Set problem ▸
For each line below that includes the word "this", make a copy.

Material supplied ▸
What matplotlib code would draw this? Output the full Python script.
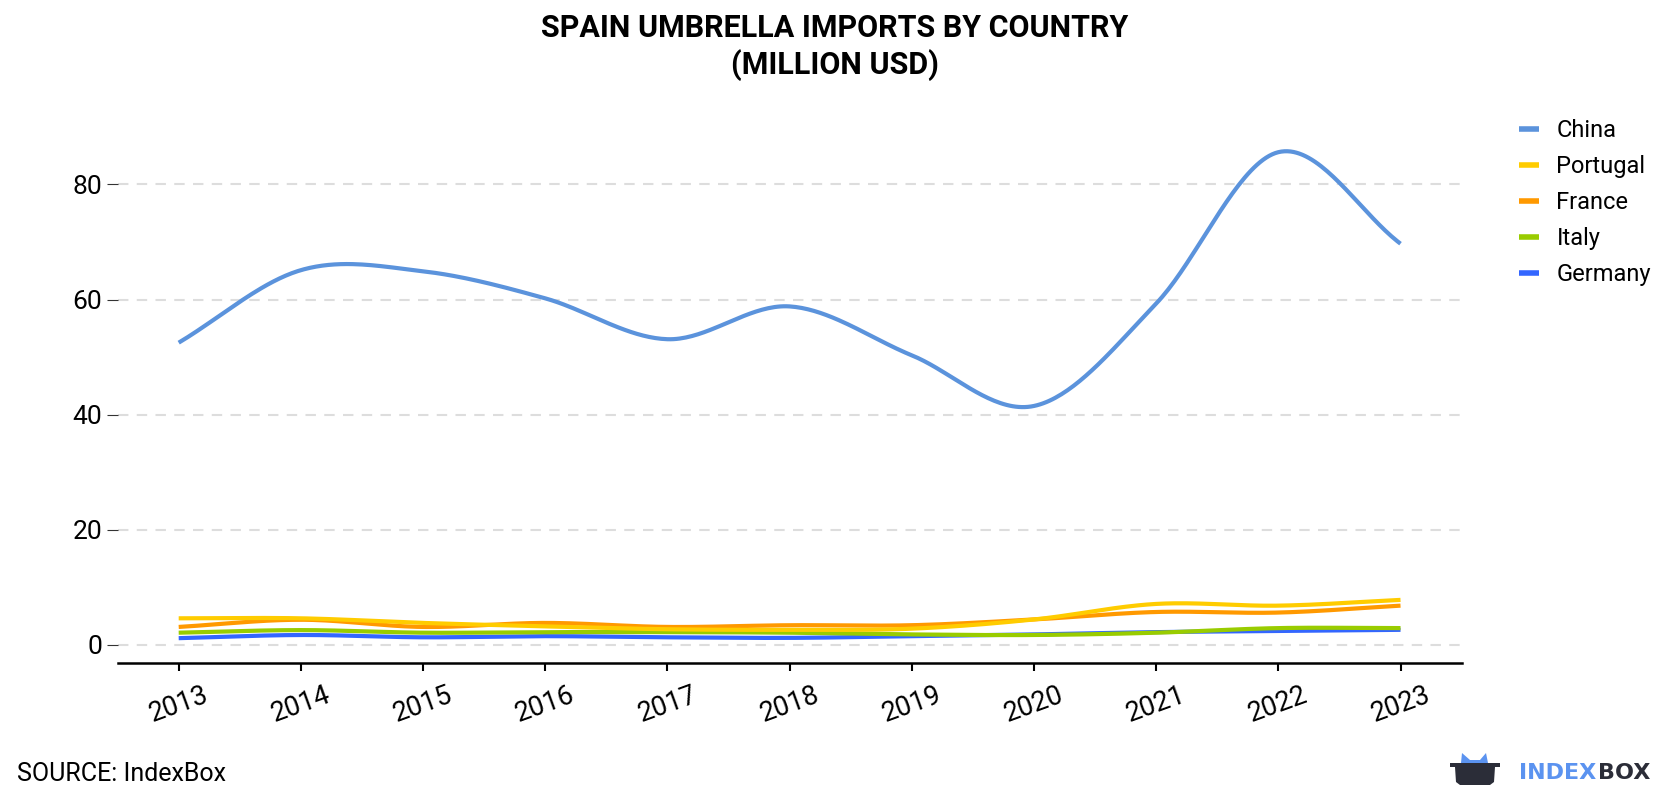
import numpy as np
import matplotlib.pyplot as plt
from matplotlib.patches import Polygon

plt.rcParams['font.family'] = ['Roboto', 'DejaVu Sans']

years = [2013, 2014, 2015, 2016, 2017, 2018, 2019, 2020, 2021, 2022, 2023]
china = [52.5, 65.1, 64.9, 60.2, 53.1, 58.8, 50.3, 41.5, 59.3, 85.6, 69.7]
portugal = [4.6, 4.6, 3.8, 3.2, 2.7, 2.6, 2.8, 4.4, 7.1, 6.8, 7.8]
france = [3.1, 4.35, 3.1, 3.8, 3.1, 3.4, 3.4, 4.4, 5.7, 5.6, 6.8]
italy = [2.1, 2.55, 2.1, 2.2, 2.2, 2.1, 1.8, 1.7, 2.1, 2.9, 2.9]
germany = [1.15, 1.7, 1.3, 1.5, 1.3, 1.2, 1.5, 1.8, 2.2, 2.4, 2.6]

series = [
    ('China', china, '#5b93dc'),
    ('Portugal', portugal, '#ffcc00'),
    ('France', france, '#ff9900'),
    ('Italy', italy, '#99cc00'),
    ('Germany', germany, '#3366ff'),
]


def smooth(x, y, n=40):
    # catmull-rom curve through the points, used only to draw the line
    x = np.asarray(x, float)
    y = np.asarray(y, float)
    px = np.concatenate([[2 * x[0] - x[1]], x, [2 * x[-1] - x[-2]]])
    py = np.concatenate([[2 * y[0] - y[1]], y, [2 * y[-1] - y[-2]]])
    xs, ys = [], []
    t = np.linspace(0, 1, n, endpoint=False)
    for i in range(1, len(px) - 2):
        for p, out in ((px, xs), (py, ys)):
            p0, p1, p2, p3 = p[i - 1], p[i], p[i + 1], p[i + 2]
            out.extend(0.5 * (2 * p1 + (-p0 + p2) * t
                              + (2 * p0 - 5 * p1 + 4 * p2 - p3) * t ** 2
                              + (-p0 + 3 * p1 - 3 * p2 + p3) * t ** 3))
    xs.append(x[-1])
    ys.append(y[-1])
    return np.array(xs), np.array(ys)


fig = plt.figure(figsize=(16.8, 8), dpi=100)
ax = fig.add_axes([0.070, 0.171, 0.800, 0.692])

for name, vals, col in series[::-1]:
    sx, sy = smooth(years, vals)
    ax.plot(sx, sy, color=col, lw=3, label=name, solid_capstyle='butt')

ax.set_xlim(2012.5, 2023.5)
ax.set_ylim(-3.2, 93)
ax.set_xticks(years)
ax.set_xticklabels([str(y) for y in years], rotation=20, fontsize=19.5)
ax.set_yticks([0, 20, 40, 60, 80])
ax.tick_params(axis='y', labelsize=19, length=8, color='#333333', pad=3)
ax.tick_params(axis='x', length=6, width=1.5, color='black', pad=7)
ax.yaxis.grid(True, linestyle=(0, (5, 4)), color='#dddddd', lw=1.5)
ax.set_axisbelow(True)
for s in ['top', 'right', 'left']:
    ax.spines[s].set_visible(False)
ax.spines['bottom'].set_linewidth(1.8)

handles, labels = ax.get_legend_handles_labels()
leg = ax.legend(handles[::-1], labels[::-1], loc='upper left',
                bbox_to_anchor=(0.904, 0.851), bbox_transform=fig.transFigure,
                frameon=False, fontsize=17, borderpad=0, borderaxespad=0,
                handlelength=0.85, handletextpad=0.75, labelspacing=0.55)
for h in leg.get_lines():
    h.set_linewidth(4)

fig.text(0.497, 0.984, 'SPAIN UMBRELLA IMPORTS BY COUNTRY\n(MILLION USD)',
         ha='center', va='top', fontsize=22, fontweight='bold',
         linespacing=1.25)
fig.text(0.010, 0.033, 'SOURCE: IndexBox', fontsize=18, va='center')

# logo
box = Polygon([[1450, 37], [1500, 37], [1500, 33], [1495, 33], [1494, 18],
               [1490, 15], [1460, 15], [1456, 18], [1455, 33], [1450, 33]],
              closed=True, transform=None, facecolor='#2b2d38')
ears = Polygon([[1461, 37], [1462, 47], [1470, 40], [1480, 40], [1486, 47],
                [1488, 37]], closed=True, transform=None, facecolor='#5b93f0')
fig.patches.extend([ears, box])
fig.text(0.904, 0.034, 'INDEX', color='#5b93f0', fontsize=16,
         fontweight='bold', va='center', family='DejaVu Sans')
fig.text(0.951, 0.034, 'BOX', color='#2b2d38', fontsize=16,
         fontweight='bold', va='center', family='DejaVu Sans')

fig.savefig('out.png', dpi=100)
* * *
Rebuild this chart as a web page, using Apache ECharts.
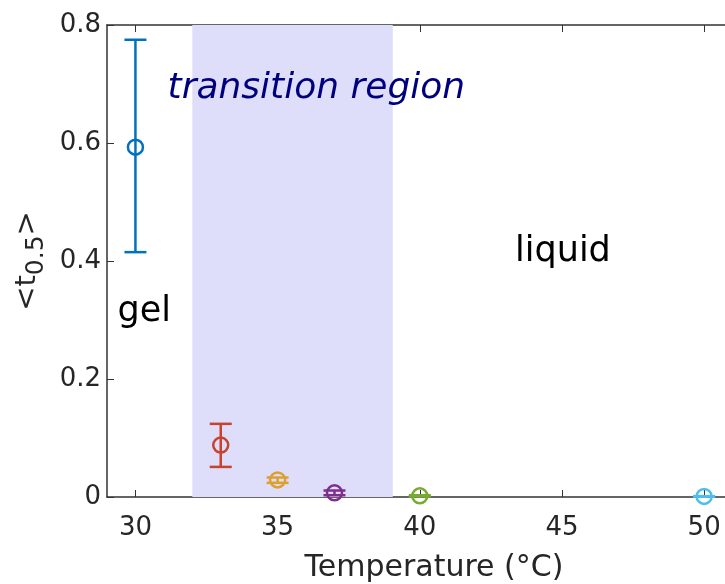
--
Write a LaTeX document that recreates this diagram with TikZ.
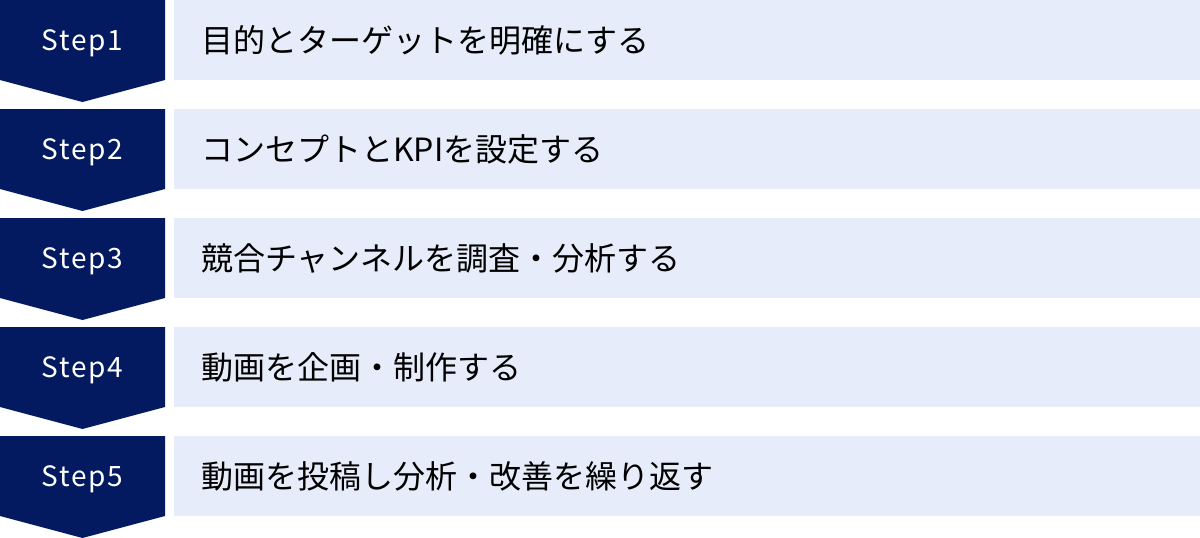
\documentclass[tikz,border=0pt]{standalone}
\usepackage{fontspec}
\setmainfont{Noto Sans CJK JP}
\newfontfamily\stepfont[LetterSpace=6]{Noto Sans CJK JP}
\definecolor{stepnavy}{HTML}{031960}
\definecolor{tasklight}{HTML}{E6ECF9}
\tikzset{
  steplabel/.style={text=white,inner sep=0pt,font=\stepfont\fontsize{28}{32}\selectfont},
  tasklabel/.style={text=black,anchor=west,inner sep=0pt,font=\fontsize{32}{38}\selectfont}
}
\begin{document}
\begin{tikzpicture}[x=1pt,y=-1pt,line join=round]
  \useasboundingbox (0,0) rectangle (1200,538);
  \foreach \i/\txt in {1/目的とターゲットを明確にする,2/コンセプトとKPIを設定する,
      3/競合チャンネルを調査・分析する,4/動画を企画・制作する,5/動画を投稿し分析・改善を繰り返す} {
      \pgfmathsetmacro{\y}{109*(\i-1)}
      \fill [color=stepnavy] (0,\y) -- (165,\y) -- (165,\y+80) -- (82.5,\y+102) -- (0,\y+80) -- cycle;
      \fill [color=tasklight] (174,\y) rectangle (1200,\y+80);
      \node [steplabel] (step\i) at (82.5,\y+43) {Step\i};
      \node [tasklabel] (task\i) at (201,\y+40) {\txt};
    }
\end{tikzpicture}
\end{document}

Solved exercise ▸
What matplotlib code would draw this? Output the full Python script.
Rebuild this chart as a web page, using Apache ECharts.
Write a LaTeX document that recreates this diagram with TikZ.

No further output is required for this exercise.